Beijing air quality: a conscious choice

By Scott Pruett Source:Global Times Published: 2013-1-22 23:08:01

 

Illustration: Liu Rui
Illustration: Liu Rui



For me, Saturday morning means there's time to enjoy an extra cup of coffee and plan the day. But again, the early-morning haze meant I needed to check the PM 2.5 readings and inform the newly arrived in-laws about the color-coded warnings that we capital casualties have grown accustomed to.

"No, baba, your cloth mask only makes you 'feel' safe. Put this thin one inside and make sure it fits around your nose. Yes, I know you walk every morning, but see, look here at my phone - when there's a yellow alert on this scale and this other measurement says it's 'hazardous' for everyone, then no, you shouldn't go out without a proper mask."

This is representative of things we spoke about in person on Saturday morning before my father ventured outside. Just up from Hangzhou, which is known locally as "Heaven on Earth," the situation is difficult for the old man to understand. This was one of those times when it's healthier not to exercise.

After four years here, I know what it means to get overly confident in the face of a poison cloud.

Once, after jogging in these conditions, I ended up at the doctor's office with seriously irritated lungs. Looking at my X-ray, she asked, "Do you smoke?" I don't.

Fortunately, we didn't all succumb to the recent toxic fog. Life goes on almost without a hitch, from what I can casually observe. In fact, local residents seem completely unfazed by the poor air quality.

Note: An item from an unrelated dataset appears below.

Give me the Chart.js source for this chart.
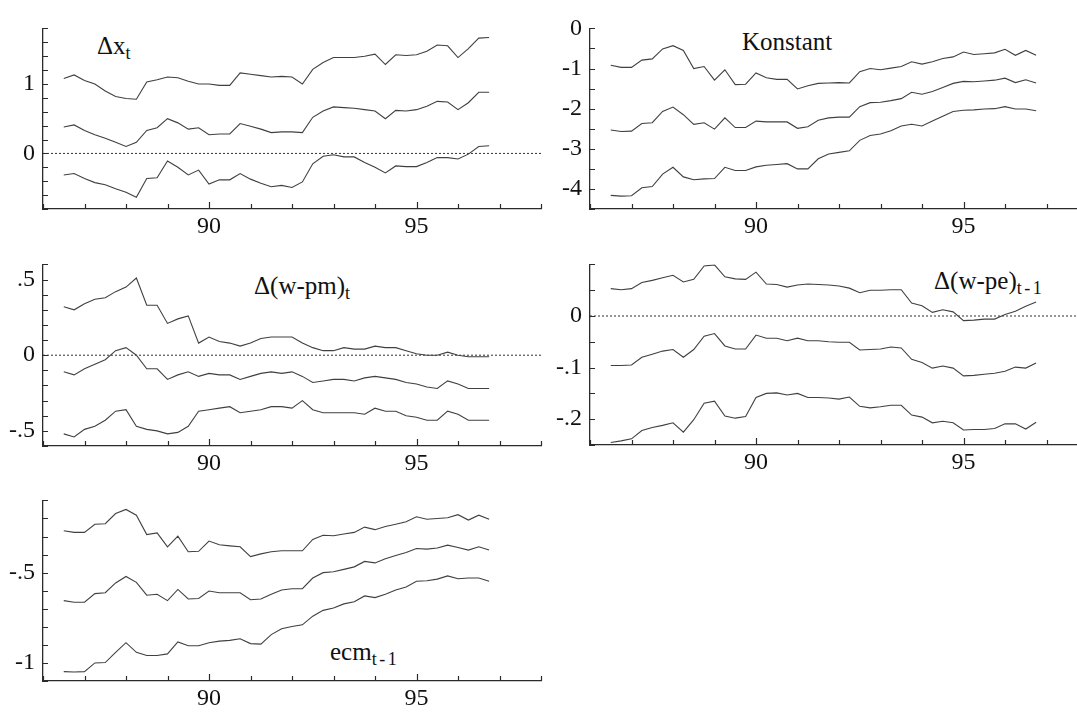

As I strolled through my neighborhood on Saturday afternoon, the PM 2.5 reading was over 200 no matter whose scale you went by, and yet I was the only person wearing a mask. No, it wasn't as poisonous as the previous week, but at that level it is still considered "very unhealthy" to "everyone" - including my 3-year-old son.

As a responsible parent, what am I supposed to do with that reality? Do I spirit him away to a cleaner environment or invest in some biotech firm that makes stylish masks in a variety of colors?

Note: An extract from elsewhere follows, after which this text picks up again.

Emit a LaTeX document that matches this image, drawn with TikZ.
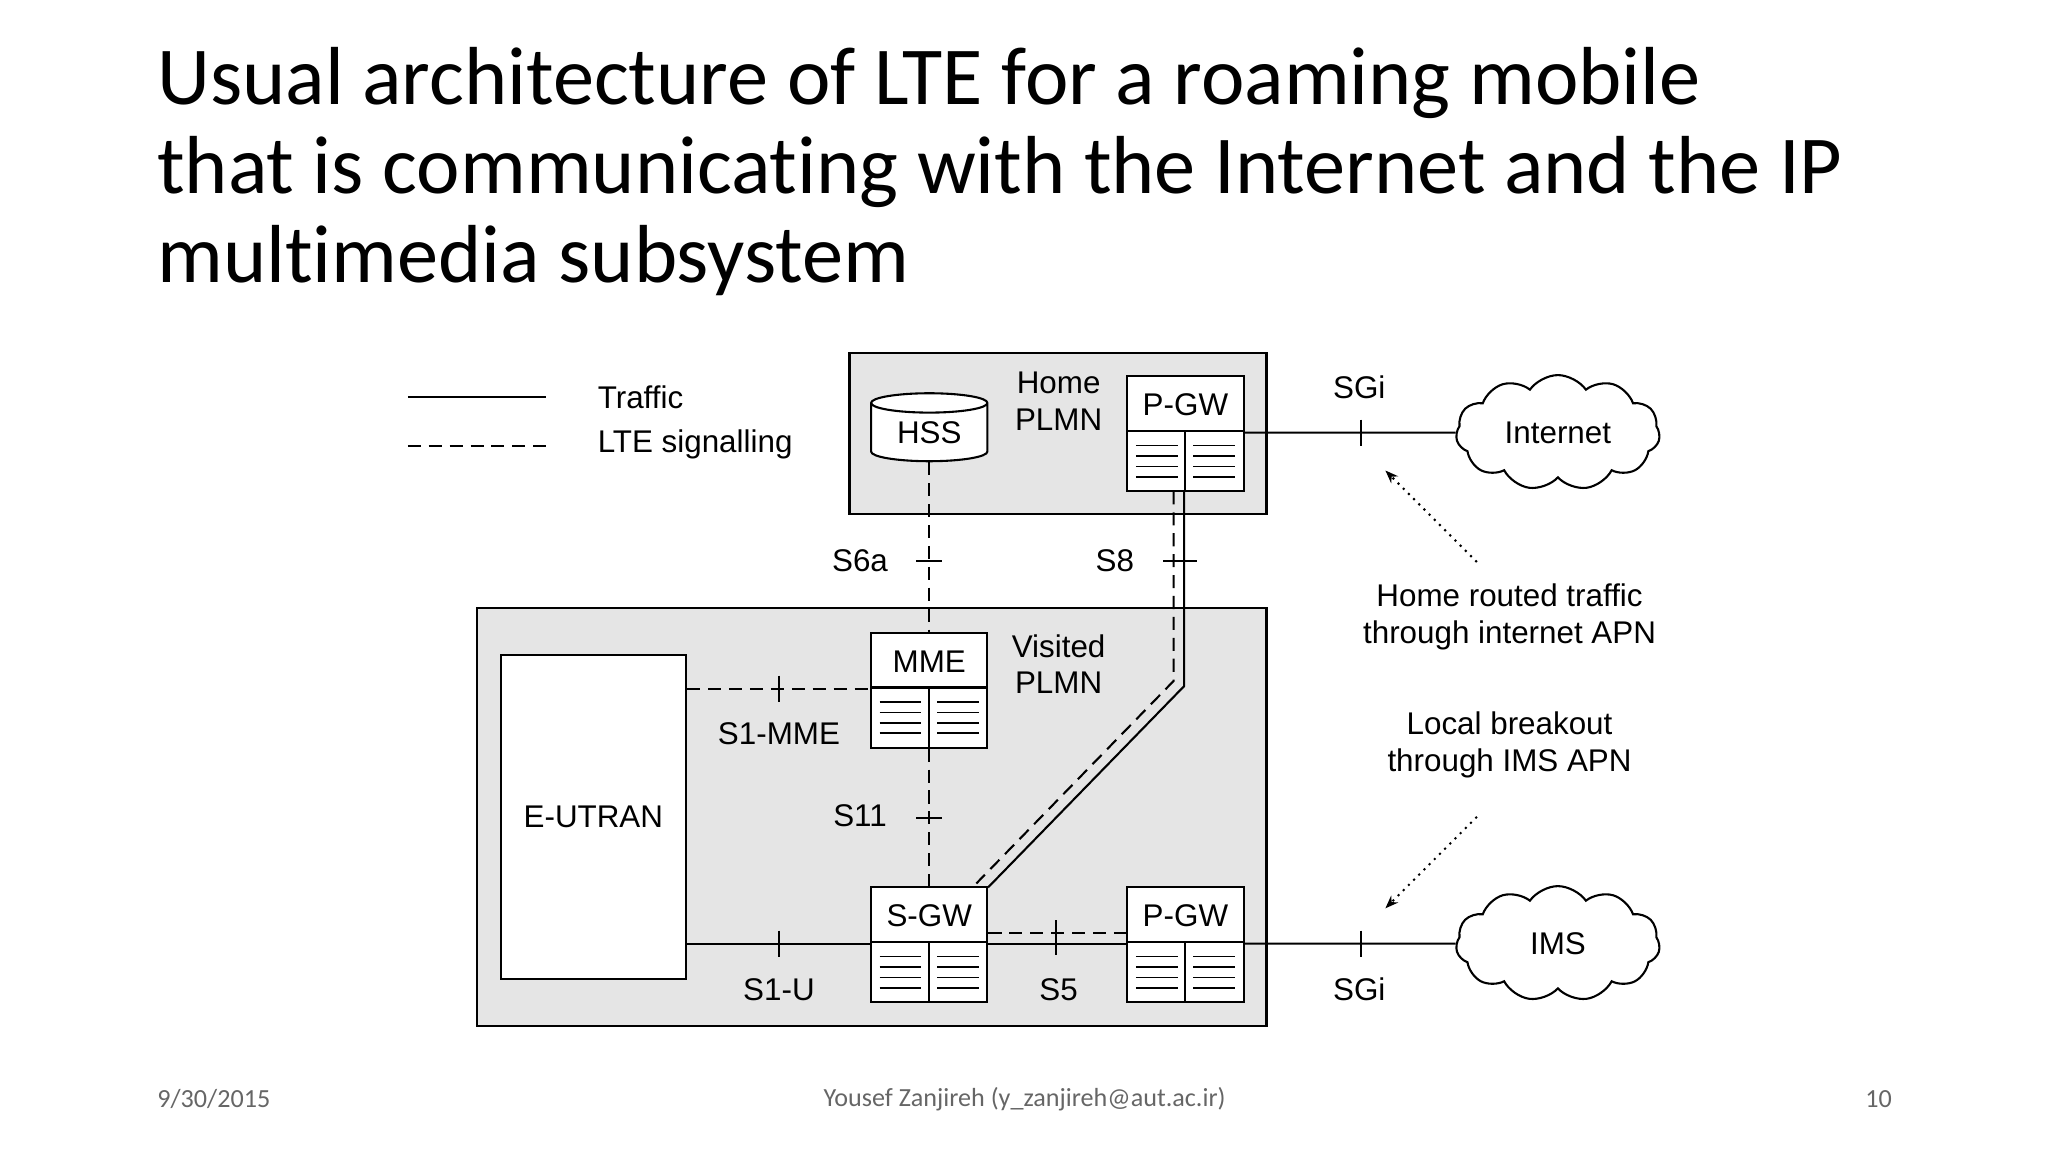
\documentclass[tikz,border=0pt]{standalone}
\usepackage{fontspec}
\setmainfont{Liberation Sans}
\newfontfamily\titlefont[Ligatures=NoCommon]{Carlito}
\usetikzlibrary{shapes.symbols,shapes.geometric,arrows.meta}
\begin{document}
\begin{tikzpicture}[x=0.5pt,y=-0.5pt,
  every node/.style={font=\fontsize{12}{14}\selectfont, inner sep=0pt},
  area/.style={draw, line width=0.8pt, fill=black!10},
  gwbox/.style={draw, line width=0.8pt, fill=white, minimum width=44.5pt, minimum height=44pt},
  traffic/.style={line width=0.8pt},
  sig/.style={line width=0.8pt, dash pattern=on 5pt off 3pt},
  tick/.style={line width=0.8pt},
  note/.style={dotted, line width=0.8pt, -{Stealth[length=5pt]}},
  ttl/.style={font=\titlefont\fontsize{31.5}{36}\selectfont, anchor=base west},
  foot/.style={font=\titlefont\fontsize{10}{12}\selectfont, text=black!60}]
\useasboundingbox (0,0) rectangle (1567,881);
\newcommand\gwcell[4]{% name, x, y, label
  \node[gwbox] (#1) at (#2,#3) {};
  \draw[line width=0.8pt] (#2-44.5,#3-2) -- (#2+44.5,#3-2);
  \draw[line width=0.8pt] (#2,#3-2) -- (#2,#3+44);
  \foreach \k in {0,1,2,3}{
    \draw[line width=0.6pt] (#2-38,#3+9+\k*8) -- (#2-6,#3+9+\k*8);
    \draw[line width=0.6pt] (#2+6,#3+9+\k*8) -- (#2+38,#3+9+\k*8);}
  \node (#1-t) at (#2,#3-22) {#4};}
% title
\node[ttl] (t1) at (120,80) {Usual architecture of LTE for a roaming mobile};
\node[ttl] (t2) at (120,148) {that is communicating with the Internet and the IP};
\node[ttl] (t3) at (120,216) {multimedia subsystem};
% legend
\coordinate (l1a) at (312,304); \coordinate (l1b) at (418,304);
\coordinate (l2a) at (312,341); \coordinate (l2b) at (418,341);
\draw[traffic] (l1a) -- (l1b);
\draw[sig] (l2a) -- (l2b);
\node[anchor=west] (lt) at (457,304) {Traffic};
\node[anchor=west] (ls) at (457,340) {LTE signalling};
% areas
\node[area, minimum width=159.5pt, minimum height=61.5pt] (home) at (809.5,331.5) {};
\node[area, minimum width=302pt, minimum height=160pt] (visited) at (667,625) {};
\node[align=center] (hpl) at (810,307) {Home\\PLMN};
\node[align=center] (vpl) at (810,508) {Visited\\PLMN};
% HSS
\node[cylinder, shape border rotate=90, draw, line width=0.8pt, fill=white,
  minimum width=44.5pt, minimum height=26pt, aspect=0.3] (hss) at (711,331) {HSS};
% gateways
\gwcell{pgwh}{907}{332}{P-GW}
\gwcell{mme}{711}{528}{MME}
\gwcell{sgw}{711}{723}{S-GW}
\gwcell{pgwv}{907}{723}{P-GW}
% E-UTRAN
\node[draw, line width=0.8pt, fill=white, minimum width=71pt, minimum height=124pt] (eutran) at (454,625) {E-UTRAN};
% clouds
\node[cloud, cloud puffs=11, cloud puff arc=110, aspect=2, draw, line width=0.8pt, fill=white,
  minimum width=78pt, minimum height=44pt] (inet) at (1192,331) {Internet};
\node[cloud, cloud puffs=11, cloud puff arc=110, aspect=2, draw, line width=0.8pt, fill=white,
  minimum width=78pt, minimum height=44pt] (ims) at (1192,722) {IMS};
% S6a
\draw[sig] (hss.bottom) -- (mme.north);
\draw[tick] (701,429) -- (721,429);
\node (s6a) at (658,429) {S6a};
% S8
\coordinate (s8a) at (906,376); \coordinate (s8b) at (906,525); \coordinate (s8c) at (756,679);
\coordinate (s8d) at (898,376); \coordinate (s8e) at (898,521); \coordinate (s8f) at (747,676);
\draw[traffic] (s8a) -- (s8b) -- (s8c);
\draw[sig] (s8d) -- (s8e) -- (s8f);
\draw[tick] (890,429) -- (916,429);
\node (s8) at (853,429) {S8};
% S1-MME
\draw[sig] (eutran.east |- 0,527) -- (mme.west |- 0,527);
\draw[tick] (596,517) -- (596,537);
\node (s1mme) at (596,561) {S1-MME};
% S11
\draw[sig] (mme.south) -- (sgw.north);
\draw[tick] (701,626) -- (721,626);
\node (s11) at (658,624) {S11};
% S1-U
\draw[traffic] (eutran.east |- 0,722) -- (sgw.west |- 0,722);
\draw[tick] (596,712) -- (596,732);
\node (s1u) at (596,757) {S1-U};
% S5
\draw[sig] (sgw.east |- 0,714) -- (pgwv.west |- 0,714);
\draw[traffic] (sgw.east |- 0,722) -- (pgwv.west |- 0,722);
\draw[tick] (808,704) -- (808,731);
\node (s5) at (810,757) {S5};
% SGi
\draw[traffic] (pgwh.east |- 0,331) -- (inet.west);
\draw[tick] (1041,321) -- (1041,341);
\node (sgi1) at (1040,296) {SGi};
\draw[traffic] (pgwv.east |- 0,722) -- (ims.west);
\draw[tick] (1041,712) -- (1041,732);
\node (sgi2) at (1040,757) {SGi};
% notes
\node[align=center] (n1) at (1155,472) {Home routed traffic\\through internet APN};
\node[align=center] (n2) at (1155,570) {Local breakout\\through IMS APN};
\coordinate (a1s) at (1130,430); \coordinate (a1e) at (1060,360);
\coordinate (a2s) at (1130,625); \coordinate (a2e) at (1060,695);
\draw[note] (a1s) -- (a1e);
\draw[note] (a2s) -- (a2e);
% footer
\node[foot, anchor=west] (f1) at (120,841) {9/30/2015};
\node[foot] (f2) at (784,841) {Yousef Zanjireh (y\_zanjireh@aut.ac.ir)};
\node[foot, anchor=east] (f3) at (1448,841) {10};
\end{tikzpicture}
\end{document}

I casually mentioned my dirty fingernails to my wife, and she said, "It's not just you." The black soot is on everything. The cars are covered in it. My shoes track it in. It must then also be in our lungs. So I chuckle and wonder aloud, "Where do you suppose our nation's leaders were last week, Hainan Province perhaps?"

As I reach out to a frustrated community, what I want to ask is this: Does anyone think for a minute that if there had been some hugely important international event happening in the capital last week that the air would have been "hazardous?"

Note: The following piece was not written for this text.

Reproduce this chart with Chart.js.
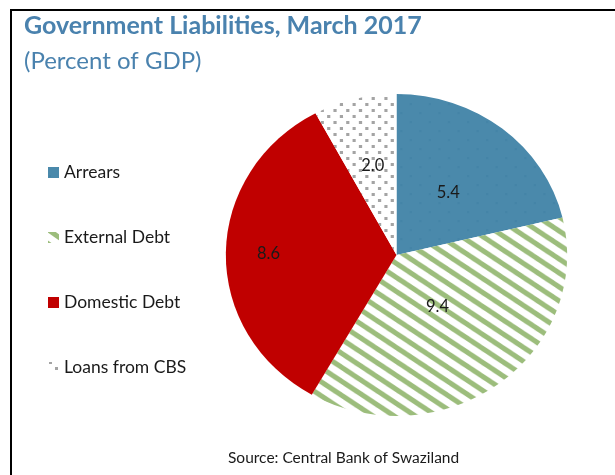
<!DOCTYPE html>
<html>
<head>
<meta charset="utf-8">
<script src="https://cdn.jsdelivr.net/npm/chart.js@4.4.0/dist/chart.umd.min.js"></script>
<style>
  html, body { margin: 0; padding: 0; background: #fff; }
  canvas { display: block; }
</style>
</head>
<body>
<canvas id="chart" width="615" height="475"></canvas>
<script>
// Government liabilities, percent of GDP
const categories = ['Arrears', 'External Debt', 'Domestic Debt', 'Loans from CBS'];
const liabilities = [5.4, 9.4, 8.6, 2.0];

const titleText = 'Government Liabilities, March 2017';
const subtitleText = '(Percent of GDP)';
const sourceText = 'Source: Central Bank of Swaziland';

// how far out along each slice's middle ray its value label sits (share of radius)
const labelDepth = [0.49, 0.4, 0.75, 0.57];

const BLUE = '#4a89ab';
const GREEN = '#9cbd7c';
const RED = '#c00000';
const DOT = '#a4a4a4';
const HEAD = '#4a82ae';
const FONT = 'Lato, "Open Sans", sans-serif';
const STRETCH = 1.06; // pie is a touch wider than tall

const ctx = document.getElementById('chart').getContext('2d');

function makeTile(w, h, paint) {
    const c = document.createElement('canvas');
    c.width = w;
    c.height = h;
    paint(c.getContext('2d'), w, h);
    return ctx.createPattern(c, 'repeat');
}

// fills: faint-dotted blue, green diagonal stripes, grey dots
const bluePattern = makeTile(18, 18, (g, w, h) => {
    g.fillStyle = BLUE;
    g.fillRect(0, 0, w, h);
    g.fillStyle = '#4484a7';
    g.fillRect(4, 4, 2, 2);
    g.fillRect(13, 13, 2, 2);
});
const stripePattern = makeTile(20, 14, (g, w, h) => {
    g.fillStyle = '#fff';
    g.fillRect(0, 0, w, h);
    g.strokeStyle = GREEN;
    g.lineWidth = 5;
    for (let k = -1; k <= 1; k++) {
        g.beginPath();
        g.moveTo(-w, k * h - h);
        g.lineTo(2 * w, k * h + 2 * h);
        g.stroke();
    }
});
const dotPattern = makeTile(12, 12, (g, w, h) => {
    g.fillStyle = '#fff';
    g.fillRect(0, 0, w, h);
    g.fillStyle = DOT;
    g.fillRect(1, 1, 3, 3);
    g.fillRect(7, 7, 3, 3);
});
const fills = [bluePattern, stripePattern, RED, dotPattern];

// widen the pie slightly around its centre while the arcs are drawn
const ellipsePlugin = {
    id: 'ellipse',
    beforeDatasetsDraw(chart) {
        const arc = chart.getDatasetMeta(0).data[0];
        const c = chart.ctx;
        c.save();
        c.translate(arc.x, arc.y);
        c.scale(STRETCH, 1);
        c.translate(-arc.x, -arc.y);
    },
    afterDatasetsDraw(chart) {
        chart.ctx.restore();
    }
};

// value labels inside the slices
const valueLabels = {
    id: 'valueLabels',
    afterDatasetsDraw(chart) {
        const c = chart.ctx;
        const ds = chart.data.datasets[0];
        c.save();
        c.font = '16.5px ' + FONT;
        c.fillStyle = '#1a1a1a';
        c.textAlign = 'center';
        c.textBaseline = 'middle';
        chart.getDatasetMeta(0).data.forEach((arc, i) => {
            const mid = (arc.startAngle + arc.endAngle) / 2;
            const r = arc.outerRadius * labelDepth[i];
            const x = arc.x + STRETCH * r * Math.cos(mid);
            const y = arc.y + r * Math.sin(mid);
            c.fillText(ds.data[i].toFixed(1), x, y);
        });
        c.restore();
    }
};

// frame, headings, legend and source line
const decorations = {
    id: 'decorations',
    afterDraw(chart) {
        const c = chart.ctx;
        const ds = chart.data.datasets[0];
        c.save();
        c.fillStyle = '#000';
        c.fillRect(10, 9, 605, 2);
        c.fillRect(10, 9, 2, 466);

        c.textAlign = 'left';
        c.textBaseline = 'alphabetic';
        c.fillStyle = HEAD;
        c.font = 'bold 25px ' + FONT;
        c.fillText(titleText, 24, 34);
        c.font = '24px ' + FONT;
        c.fillText(subtitleText, 24, 69);

        c.font = '17.5px ' + FONT;
        c.textBaseline = 'middle';
        chart.data.labels.forEach((label, i) => {
            const y = 172.5 + i * 65;
            c.fillStyle = ds.backgroundColor[i];
            c.fillRect(48, y - 5.5, 11, 11);
            c.fillStyle = '#1a1a1a';
            c.fillText(label, 64, y);
        });

        c.font = '15.5px ' + FONT;
        c.textBaseline = 'alphabetic';
        c.fillText(sourceText, 228, 463);
        c.restore();
    }
};

new Chart(ctx, {
    type: 'pie',
    data: {
        labels: categories,
        datasets: [{
            data: liabilities,
            backgroundColor: fills,
            borderWidth: 0,
            radius: 161
        }]
    },
    options: {
        responsive: false,
        animation: false,
        layout: {
            padding: { left: 226, right: 48, top: 94, bottom: 59 }
        },
        plugins: {
            legend: { display: false },
            tooltip: { enabled: false }
        }
    },
    plugins: [ellipsePlugin, valueLabels, decorations]
});
</script>
</body>
</html>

Just look at what happens when all eyes are on Beijing. The Olympics of 2008 had a spectacular run. The opening ceremony was celebrated by millions - and that's only the cast - under a clear and unusually dry mid-August sky.

The following year, we all celebrated the nation's 60th birthday, October 1, with a military parade past Tiananmen Square. Let me jog your memory: fuchsia uniforms, a presidential smile, and an air force flyover streaking bright colors across a clear blue sky. Not coincidence.

We all know what the "relevant departments" are capable of when properly motivated. The factories upwind are recalibrated, retooled or removed. Nearby coalmines are temporarily shut down, and vehicle restrictions are enforced inside the city. And who knows what they do to the atmosphere to dry it up? Maybe I don't want to know.

The point is, it's a choice. The powers-that-be will do whatever is necessary to save face when the world is watching, but on an average Sunday in January, we could all die from poison gas for all they care - anything to grow the GDP.

And don't give me the science lecture about air inversions and 4 million cars. I used to live in Los Angeles. Our current air quality, at whatever moment you are reading this, is based on policy - government policy that dictates when to rein in the polluters and when to hit the economic accelerator.

I guess now it's time for me to decide whether to let them slowly poison my son or take him someplace cleaner.